Korean scholar-officials in the Joseon period liked to have artists paint their literati gatherings (gyehoedo) in the 16th century. On these paintings, the patron added his own poetic inscription to express the high spirituality of the gathering and record the names of participants.
In Japan, the Muromachi Zen clerics copied Chinese-style poems above an ink painting to make a hanging scroll called a shigajiku. Not only were the monks committed to Zen Buddhism, they were also used in diplomatic and cultural exchanges with China and Korea as leaders of culture. Thus their ink paintings often merged Chinese, Japanese, and Korean poems and images.
Japanese and Korean elites appreciated Chinese landscapes through the imagery of poetry because most of them could not travel to China. In fact, incorporating Chinese poetic themes with idealized visions of Chinese landscapes expressed faithful spirituality in a way that simply painting a realistic landscape from their own mundane life could never have done. Essentially, painted poetry became the image of utopia in the minds of Japanese and Korean elites, whether or not those images looked like the “real” China.
While painted poetry is central to landscape and figure paintings, its presence in decorative arts is more subtle, as a selection of works in the exhibition attests. Yet understanding poetry helps us recognize the poetic themes present in other art forms. The more we know the poems, the more we enjoy interpreting the symbolic meanings of decorative motifs such as the chrysanthemum, lotus, crane, phoenix, grape, and plum.
Dish with Chrysanthemums and Marigolds 1700s. Japan, Edo period. Imari ware porcelain with underglaze blue and overglaze enamel and gold decoration; h. 3.2 cm, diam. 21.1 cm. Severance and Greta Millikin Collection 1964.265
Pitcher with Cover 1100s. Korea, Goryeo period. Celadon ware with inlaid white and black slip decoration; h. 21 cm. Gift of John L. Severance
Calligraphy, practically speaking, was simply a tool to transfer poems more clearly and directly to their audiences. In Korea, the elite class had to compose Chinese-style poems in order to pass the state examinations that were a prerequisite for social status. Thus, Chinese-style poems were more dominant than those pure Korean poems for official careers and social success. In daily life, however, Korean literati also enjoyed the Korean verse sijo and translated it into Chinese poetic styles for publishing in anthologies of poems and verses. The show features beautiful examples of both types.

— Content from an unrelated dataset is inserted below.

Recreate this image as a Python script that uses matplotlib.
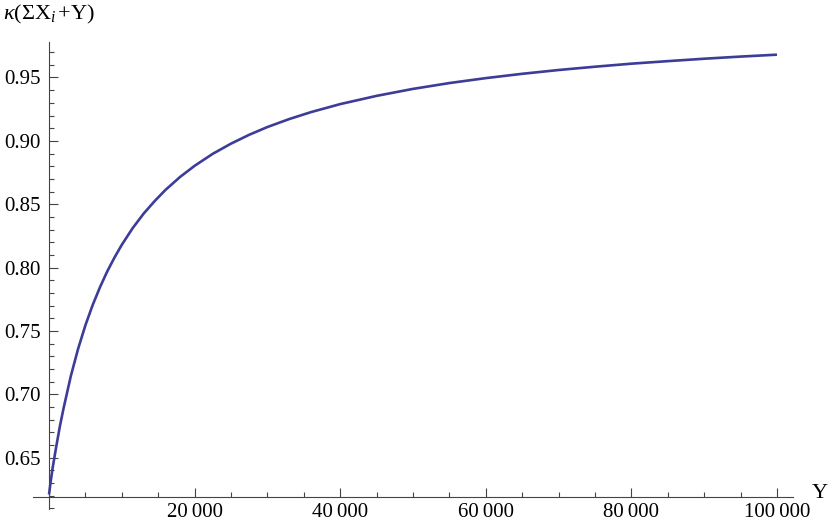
import matplotlib
matplotlib.use("Agg")
import matplotlib.pyplot as plt
from matplotlib.ticker import MultipleLocator, FixedLocator, FuncFormatter

# values
y_vals = [0, 250, 500, 1000, 1500, 2000, 3000, 4000, 5000, 6000, 7000,
          8000, 9000, 10000, 11500, 13000, 14500, 16000, 18000, 20000,
          22500, 25000, 27500, 30000, 33000, 36000, 40000, 45000, 50000,
          55000, 60000, 65000, 70000, 75000, 80000, 85000, 90000, 95000,
          100000]
kappa = [0.621, 0.632, 0.642, 0.659, 0.675, 0.689, 0.7145, 0.736, 0.7545,
         0.7705, 0.7845, 0.797, 0.808, 0.818, 0.8312, 0.8426, 0.8524,
         0.8613, 0.8715, 0.8803, 0.8898, 0.8978, 0.9048, 0.9109, 0.9172,
         0.9227, 0.9290, 0.9355, 0.9410, 0.9456, 0.9495, 0.9529, 0.9559,
         0.9585, 0.9609, 0.9629, 0.9648, 0.9665, 0.9680]

x_major = [20000, 40000, 60000, 80000, 100000]
y_major = [0.65, 0.70, 0.75, 0.80, 0.85, 0.90, 0.95]

plt.rcParams["font.family"] = ["Liberation Serif", "DejaVu Serif"]
plt.rcParams["mathtext.fontset"] = "custom"
plt.rcParams["mathtext.rm"] = "Liberation Serif"
plt.rcParams["mathtext.it"] = "Liberation Serif:italic"

W, H = 830, 528
fig = plt.figure(figsize=(W / 100, H / 100), dpi=100)

# axes box in pixel coords (left, top, right, bottom)
left, top, right, bottom = 33, 42, 793, 509
ax = fig.add_axes([left / W, 1 - bottom / H, (right - left) / W, (bottom - top) / H])

line_col = "#3d3d99"
ax.plot(y_vals, kappa, color=line_col, lw=1.9, solid_capstyle="butt",
        solid_joinstyle="round")

ax.set_xlim(-2200, 102200)
ax.set_ylim(0.6095, 0.978)

for s in ["top", "right"]:
    ax.spines[s].set_visible(False)
ax.spines["left"].set_position(("data", 0))
ax.spines["bottom"].set_position(("data", 0.619))
for s in ["left", "bottom"]:
    ax.spines[s].set_color("#444444")
    ax.spines[s].set_linewidth(0.8)

ax.xaxis.set_major_locator(FixedLocator(x_major))
ax.xaxis.set_minor_locator(MultipleLocator(5000))
ax.yaxis.set_major_locator(FixedLocator(y_major))
ax.yaxis.set_minor_locator(MultipleLocator(0.01))

ax.xaxis.set_major_formatter(FuncFormatter(lambda v, p: f"{int(v):,}".replace(",", "\u2009")))
ax.yaxis.set_major_formatter(FuncFormatter(lambda v, p: f"{v:.2f}"))

ax.tick_params(axis="both", which="both", direction="in", colors="#444444",
               labelcolor="black", labelsize=15)
ax.tick_params(which="major", length=6.5, width=0.8)
ax.tick_params(which="minor", length=3.8, width=0.8)
ax.tick_params(axis="x", pad=4)
ax.tick_params(axis="y", pad=6)

fig.text(812 / W, 1 - 493 / H, "Y", fontsize=16, ha="left", va="center")
fig.text(3 / W, 1 - 14 / H, r"$\kappa(\Sigma\mathrm{X}_i\,\mathrm{+Y})$",
         fontsize=16, ha="left", va="center")

fig.savefig("out.png", dpi=100)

Throughout the long tradition of Confucianism, East Asian art has valued the expression of faithful spirituality through poems, calligraphy, paintings, and artisinal crafts. The elites of Japan and Korea enriched their own art and culture by incorporating spiritual and aesthetic aspirations from classical Chinese poems. The Confucian tradition of cultivating the inner mind through poetry, calligraphy, and painting is the key to understanding the common culture of East Asia, and stands as a model for cross-cultural appreciation today.